### [Your goal]
Each line of the listing must be transcribed exactly, except for the images, which should be excluded.

Entries with chart source code:
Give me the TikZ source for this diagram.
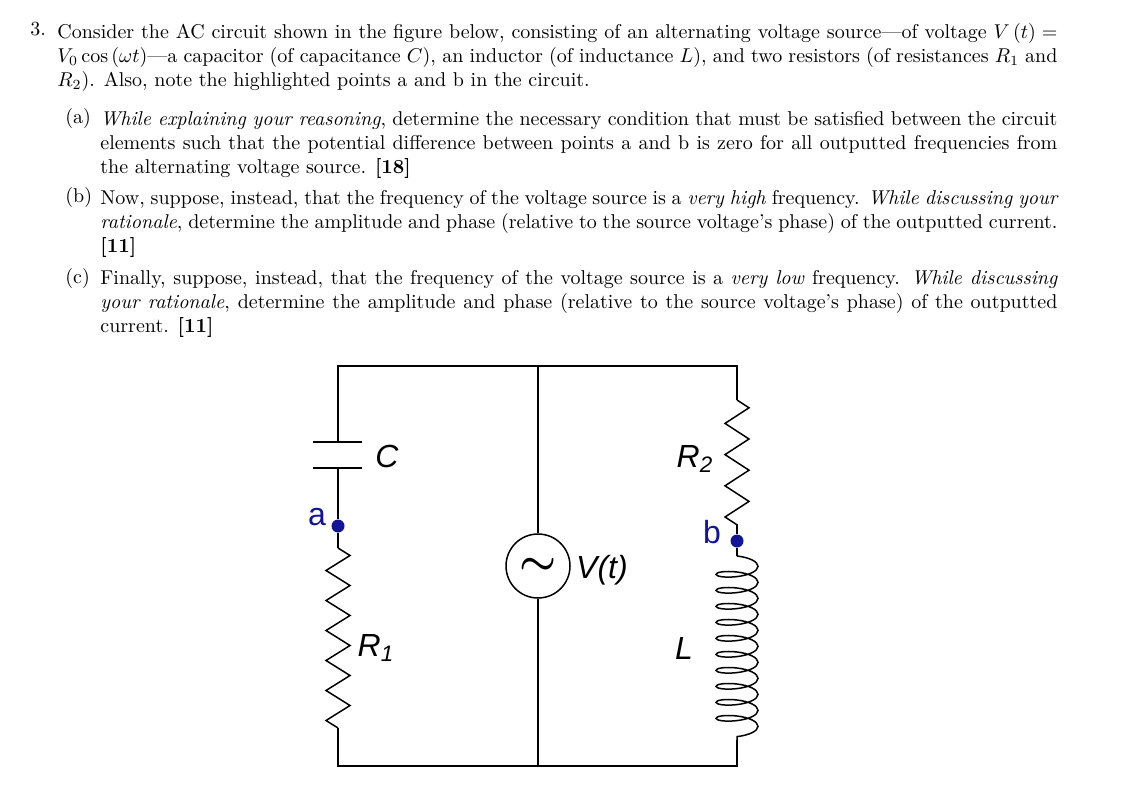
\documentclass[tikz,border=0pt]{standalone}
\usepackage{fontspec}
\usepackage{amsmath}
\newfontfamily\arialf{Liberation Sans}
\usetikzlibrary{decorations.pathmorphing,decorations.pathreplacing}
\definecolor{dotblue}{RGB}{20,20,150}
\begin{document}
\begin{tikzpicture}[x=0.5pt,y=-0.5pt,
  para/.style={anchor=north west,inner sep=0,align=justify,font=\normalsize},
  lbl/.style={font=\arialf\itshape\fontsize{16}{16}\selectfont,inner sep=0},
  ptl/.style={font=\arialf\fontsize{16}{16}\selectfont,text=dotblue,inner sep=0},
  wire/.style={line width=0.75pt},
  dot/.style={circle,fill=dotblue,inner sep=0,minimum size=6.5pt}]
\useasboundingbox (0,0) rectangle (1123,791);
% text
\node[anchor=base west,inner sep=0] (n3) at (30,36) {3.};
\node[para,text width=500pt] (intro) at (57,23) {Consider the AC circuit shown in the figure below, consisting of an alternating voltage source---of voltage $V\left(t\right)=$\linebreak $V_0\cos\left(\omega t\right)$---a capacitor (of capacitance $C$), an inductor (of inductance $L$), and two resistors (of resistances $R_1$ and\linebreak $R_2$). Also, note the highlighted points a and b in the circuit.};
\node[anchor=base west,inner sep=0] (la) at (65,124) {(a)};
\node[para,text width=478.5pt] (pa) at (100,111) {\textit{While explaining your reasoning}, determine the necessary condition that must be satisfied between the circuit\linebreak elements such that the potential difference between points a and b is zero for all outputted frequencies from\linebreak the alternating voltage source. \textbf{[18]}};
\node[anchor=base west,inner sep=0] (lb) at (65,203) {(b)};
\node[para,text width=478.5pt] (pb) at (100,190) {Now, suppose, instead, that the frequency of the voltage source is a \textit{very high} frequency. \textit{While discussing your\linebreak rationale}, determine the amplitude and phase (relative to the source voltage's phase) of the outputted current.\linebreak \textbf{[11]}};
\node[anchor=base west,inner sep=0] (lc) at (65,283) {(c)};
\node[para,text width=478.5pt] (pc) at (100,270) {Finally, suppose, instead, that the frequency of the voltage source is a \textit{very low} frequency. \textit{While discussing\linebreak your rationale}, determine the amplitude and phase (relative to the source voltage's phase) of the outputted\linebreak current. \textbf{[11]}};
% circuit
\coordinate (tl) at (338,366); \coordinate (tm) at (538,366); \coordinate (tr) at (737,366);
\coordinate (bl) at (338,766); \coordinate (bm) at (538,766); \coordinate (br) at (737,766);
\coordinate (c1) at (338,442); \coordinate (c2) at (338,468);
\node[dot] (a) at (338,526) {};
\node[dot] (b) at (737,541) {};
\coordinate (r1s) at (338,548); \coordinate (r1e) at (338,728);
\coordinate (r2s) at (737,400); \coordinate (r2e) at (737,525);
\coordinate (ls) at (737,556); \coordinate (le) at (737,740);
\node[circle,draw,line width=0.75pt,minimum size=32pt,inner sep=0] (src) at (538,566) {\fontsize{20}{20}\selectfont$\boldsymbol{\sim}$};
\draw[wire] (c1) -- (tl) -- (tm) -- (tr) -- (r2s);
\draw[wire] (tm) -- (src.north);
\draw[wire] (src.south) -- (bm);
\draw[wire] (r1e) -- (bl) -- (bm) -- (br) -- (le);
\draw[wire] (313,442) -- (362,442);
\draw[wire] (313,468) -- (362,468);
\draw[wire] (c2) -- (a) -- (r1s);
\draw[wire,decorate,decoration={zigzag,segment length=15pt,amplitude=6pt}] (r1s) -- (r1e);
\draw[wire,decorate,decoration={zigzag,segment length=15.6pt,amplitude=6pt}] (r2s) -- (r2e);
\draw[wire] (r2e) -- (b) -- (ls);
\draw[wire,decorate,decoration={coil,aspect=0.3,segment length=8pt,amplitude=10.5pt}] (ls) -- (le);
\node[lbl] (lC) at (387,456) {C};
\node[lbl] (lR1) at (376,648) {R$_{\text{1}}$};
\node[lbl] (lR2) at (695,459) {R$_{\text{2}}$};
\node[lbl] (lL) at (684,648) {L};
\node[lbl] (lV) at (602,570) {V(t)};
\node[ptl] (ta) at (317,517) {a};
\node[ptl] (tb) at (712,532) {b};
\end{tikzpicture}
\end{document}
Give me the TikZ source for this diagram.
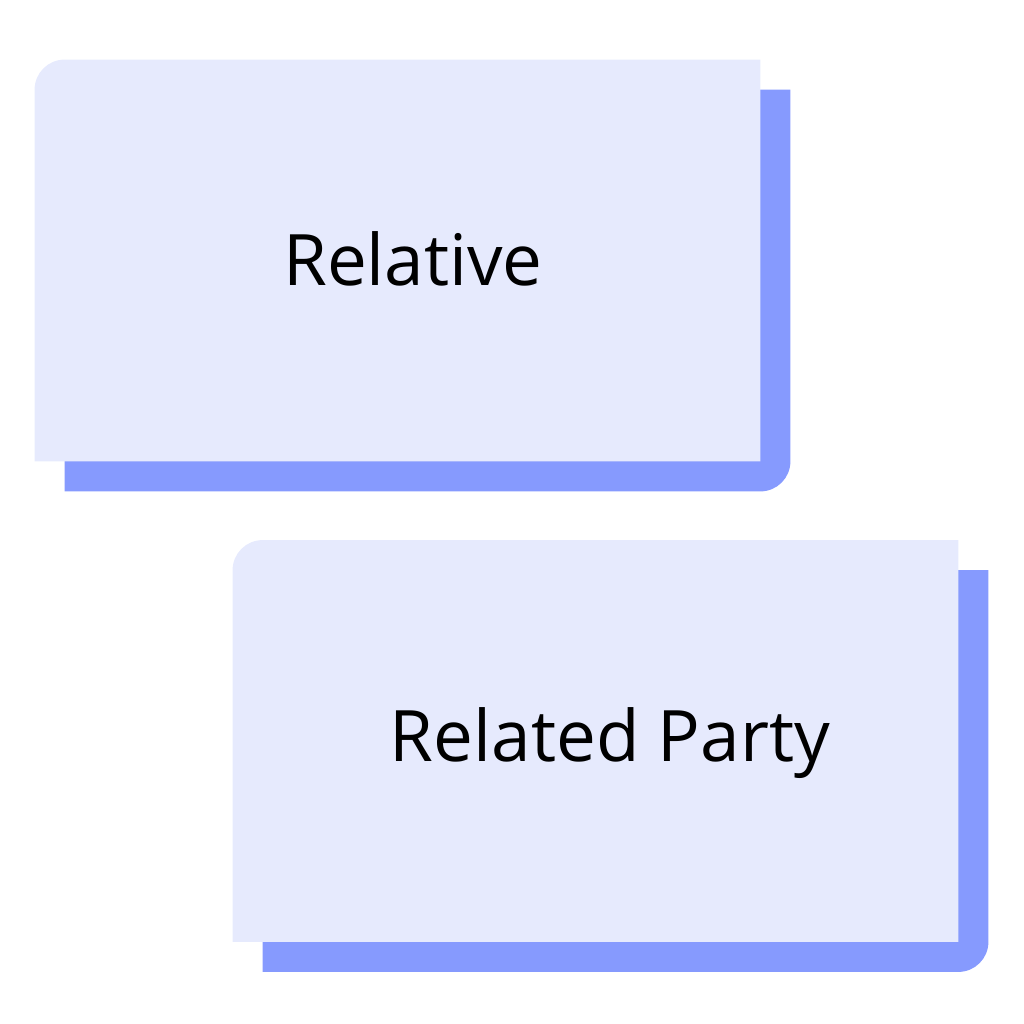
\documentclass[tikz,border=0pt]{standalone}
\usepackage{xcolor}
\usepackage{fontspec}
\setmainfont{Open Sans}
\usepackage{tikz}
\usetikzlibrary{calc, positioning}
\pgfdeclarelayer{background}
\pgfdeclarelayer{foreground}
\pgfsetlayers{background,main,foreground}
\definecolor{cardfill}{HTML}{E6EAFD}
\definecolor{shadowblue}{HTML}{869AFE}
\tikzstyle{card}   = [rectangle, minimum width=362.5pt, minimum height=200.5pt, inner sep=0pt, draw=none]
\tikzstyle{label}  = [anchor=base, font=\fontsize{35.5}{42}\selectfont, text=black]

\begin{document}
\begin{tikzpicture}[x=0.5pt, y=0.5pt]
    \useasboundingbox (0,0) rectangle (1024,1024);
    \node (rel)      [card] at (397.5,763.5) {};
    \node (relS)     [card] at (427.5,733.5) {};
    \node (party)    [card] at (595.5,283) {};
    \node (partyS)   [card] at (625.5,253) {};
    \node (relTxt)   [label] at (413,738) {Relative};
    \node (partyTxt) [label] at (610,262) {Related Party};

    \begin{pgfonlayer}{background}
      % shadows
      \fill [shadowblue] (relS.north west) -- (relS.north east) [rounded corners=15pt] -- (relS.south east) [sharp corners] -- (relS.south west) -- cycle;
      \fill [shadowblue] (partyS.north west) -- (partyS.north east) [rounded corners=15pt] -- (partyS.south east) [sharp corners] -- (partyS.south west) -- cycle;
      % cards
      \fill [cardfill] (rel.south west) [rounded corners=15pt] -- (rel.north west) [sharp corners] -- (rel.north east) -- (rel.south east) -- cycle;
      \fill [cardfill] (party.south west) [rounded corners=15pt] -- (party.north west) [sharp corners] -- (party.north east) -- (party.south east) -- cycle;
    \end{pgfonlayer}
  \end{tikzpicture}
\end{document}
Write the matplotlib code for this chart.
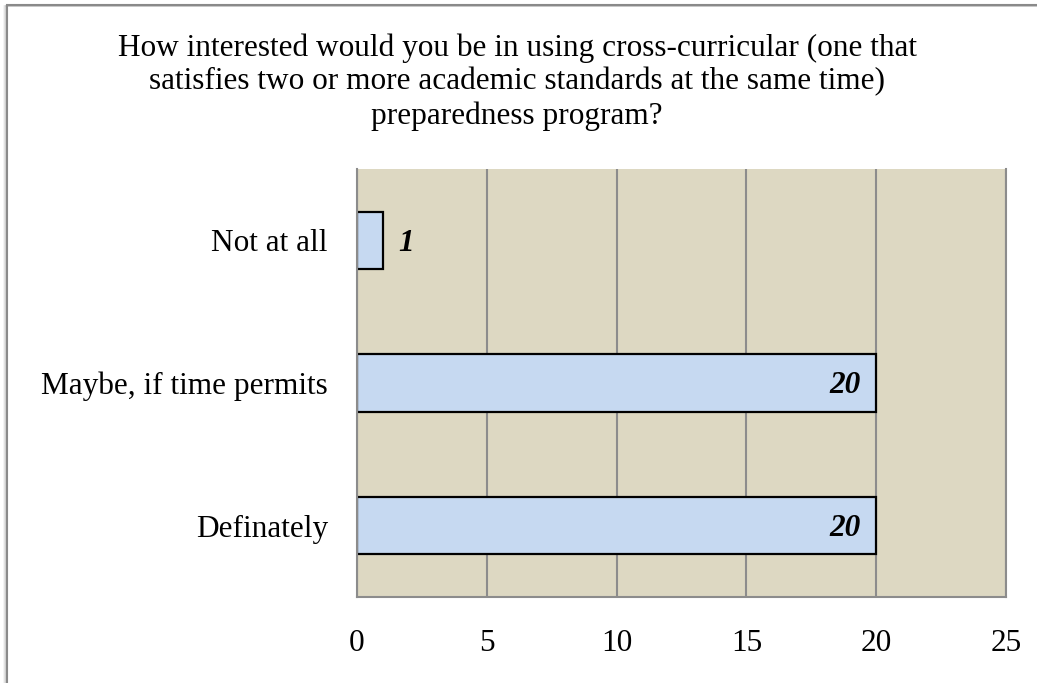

### [Exercise answer]
Give me the TikZ source for this diagram.
\documentclass[tikz,border=0pt]{standalone}
\usepackage{fontspec}
\usepackage{amsmath}
\newfontfamily\arialf{Liberation Sans}
\usetikzlibrary{decorations.pathmorphing,decorations.pathreplacing}
\definecolor{dotblue}{RGB}{20,20,150}
\begin{document}
\begin{tikzpicture}[x=0.5pt,y=-0.5pt,
  para/.style={anchor=north west,inner sep=0,align=justify,font=\normalsize},
  lbl/.style={font=\arialf\itshape\fontsize{16}{16}\selectfont,inner sep=0},
  ptl/.style={font=\arialf\fontsize{16}{16}\selectfont,text=dotblue,inner sep=0},
  wire/.style={line width=0.75pt},
  dot/.style={circle,fill=dotblue,inner sep=0,minimum size=6.5pt}]
\useasboundingbox (0,0) rectangle (1123,791);
% text
\node[anchor=base west,inner sep=0] (n3) at (30,36) {3.};
\node[para,text width=500pt] (intro) at (57,23) {Consider the AC circuit shown in the figure below, consisting of an alternating voltage source---of voltage $V\left(t\right)=$\linebreak $V_0\cos\left(\omega t\right)$---a capacitor (of capacitance $C$), an inductor (of inductance $L$), and two resistors (of resistances $R_1$ and\linebreak $R_2$). Also, note the highlighted points a and b in the circuit.};
\node[anchor=base west,inner sep=0] (la) at (65,124) {(a)};
\node[para,text width=478.5pt] (pa) at (100,111) {\textit{While explaining your reasoning}, determine the necessary condition that must be satisfied between the circuit\linebreak elements such that the potential difference between points a and b is zero for all outputted frequencies from\linebreak the alternating voltage source. \textbf{[18]}};
\node[anchor=base west,inner sep=0] (lb) at (65,203) {(b)};
\node[para,text width=478.5pt] (pb) at (100,190) {Now, suppose, instead, that the frequency of the voltage source is a \textit{very high} frequency. \textit{While discussing your\linebreak rationale}, determine the amplitude and phase (relative to the source voltage's phase) of the outputted current.\linebreak \textbf{[11]}};
\node[anchor=base west,inner sep=0] (lc) at (65,283) {(c)};
\node[para,text width=478.5pt] (pc) at (100,270) {Finally, suppose, instead, that the frequency of the voltage source is a \textit{very low} frequency. \textit{While discussing\linebreak your rationale}, determine the amplitude and phase (relative to the source voltage's phase) of the outputted\linebreak current. \textbf{[11]}};
% circuit
\coordinate (tl) at (338,366); \coordinate (tm) at (538,366); \coordinate (tr) at (737,366);
\coordinate (bl) at (338,766); \coordinate (bm) at (538,766); \coordinate (br) at (737,766);
\coordinate (c1) at (338,442); \coordinate (c2) at (338,468);
\node[dot] (a) at (338,526) {};
\node[dot] (b) at (737,541) {};
\coordinate (r1s) at (338,548); \coordinate (r1e) at (338,728);
\coordinate (r2s) at (737,400); \coordinate (r2e) at (737,525);
\coordinate (ls) at (737,556); \coordinate (le) at (737,740);
\node[circle,draw,line width=0.75pt,minimum size=32pt,inner sep=0] (src) at (538,566) {\fontsize{20}{20}\selectfont$\boldsymbol{\sim}$};
\draw[wire] (c1) -- (tl) -- (tm) -- (tr) -- (r2s);
\draw[wire] (tm) -- (src.north);
\draw[wire] (src.south) -- (bm);
\draw[wire] (r1e) -- (bl) -- (bm) -- (br) -- (le);
\draw[wire] (313,442) -- (362,442);
\draw[wire] (313,468) -- (362,468);
\draw[wire] (c2) -- (a) -- (r1s);
\draw[wire,decorate,decoration={zigzag,segment length=15pt,amplitude=6pt}] (r1s) -- (r1e);
\draw[wire,decorate,decoration={zigzag,segment length=15.6pt,amplitude=6pt}] (r2s) -- (r2e);
\draw[wire] (r2e) -- (b) -- (ls);
\draw[wire,decorate,decoration={coil,aspect=0.3,segment length=8pt,amplitude=10.5pt}] (ls) -- (le);
\node[lbl] (lC) at (387,456) {C};
\node[lbl] (lR1) at (376,648) {R$_{\text{1}}$};
\node[lbl] (lR2) at (695,459) {R$_{\text{2}}$};
\node[lbl] (lL) at (684,648) {L};
\node[lbl] (lV) at (602,570) {V(t)};
\node[ptl] (ta) at (317,517) {a};
\node[ptl] (tb) at (712,532) {b};
\end{tikzpicture}
\end{document}
Give me the TikZ source for this diagram.
\documentclass[tikz,border=0pt]{standalone}
\usepackage{xcolor}
\usepackage{fontspec}
\setmainfont{Open Sans}
\usepackage{tikz}
\usetikzlibrary{calc, positioning}
\pgfdeclarelayer{background}
\pgfdeclarelayer{foreground}
\pgfsetlayers{background,main,foreground}
\definecolor{cardfill}{HTML}{E6EAFD}
\definecolor{shadowblue}{HTML}{869AFE}
\tikzstyle{card}   = [rectangle, minimum width=362.5pt, minimum height=200.5pt, inner sep=0pt, draw=none]
\tikzstyle{label}  = [anchor=base, font=\fontsize{35.5}{42}\selectfont, text=black]

\begin{document}
\begin{tikzpicture}[x=0.5pt, y=0.5pt]
    \useasboundingbox (0,0) rectangle (1024,1024);
    \node (rel)      [card] at (397.5,763.5) {};
    \node (relS)     [card] at (427.5,733.5) {};
    \node (party)    [card] at (595.5,283) {};
    \node (partyS)   [card] at (625.5,253) {};
    \node (relTxt)   [label] at (413,738) {Relative};
    \node (partyTxt) [label] at (610,262) {Related Party};

    \begin{pgfonlayer}{background}
      % shadows
      \fill [shadowblue] (relS.north west) -- (relS.north east) [rounded corners=15pt] -- (relS.south east) [sharp corners] -- (relS.south west) -- cycle;
      \fill [shadowblue] (partyS.north west) -- (partyS.north east) [rounded corners=15pt] -- (partyS.south east) [sharp corners] -- (partyS.south west) -- cycle;
      % cards
      \fill [cardfill] (rel.south west) [rounded corners=15pt] -- (rel.north west) [sharp corners] -- (rel.north east) -- (rel.south east) -- cycle;
      \fill [cardfill] (party.south west) [rounded corners=15pt] -- (party.north west) [sharp corners] -- (party.north east) -- (party.south east) -- cycle;
    \end{pgfonlayer}
  \end{tikzpicture}
\end{document}
Write the matplotlib code for this chart.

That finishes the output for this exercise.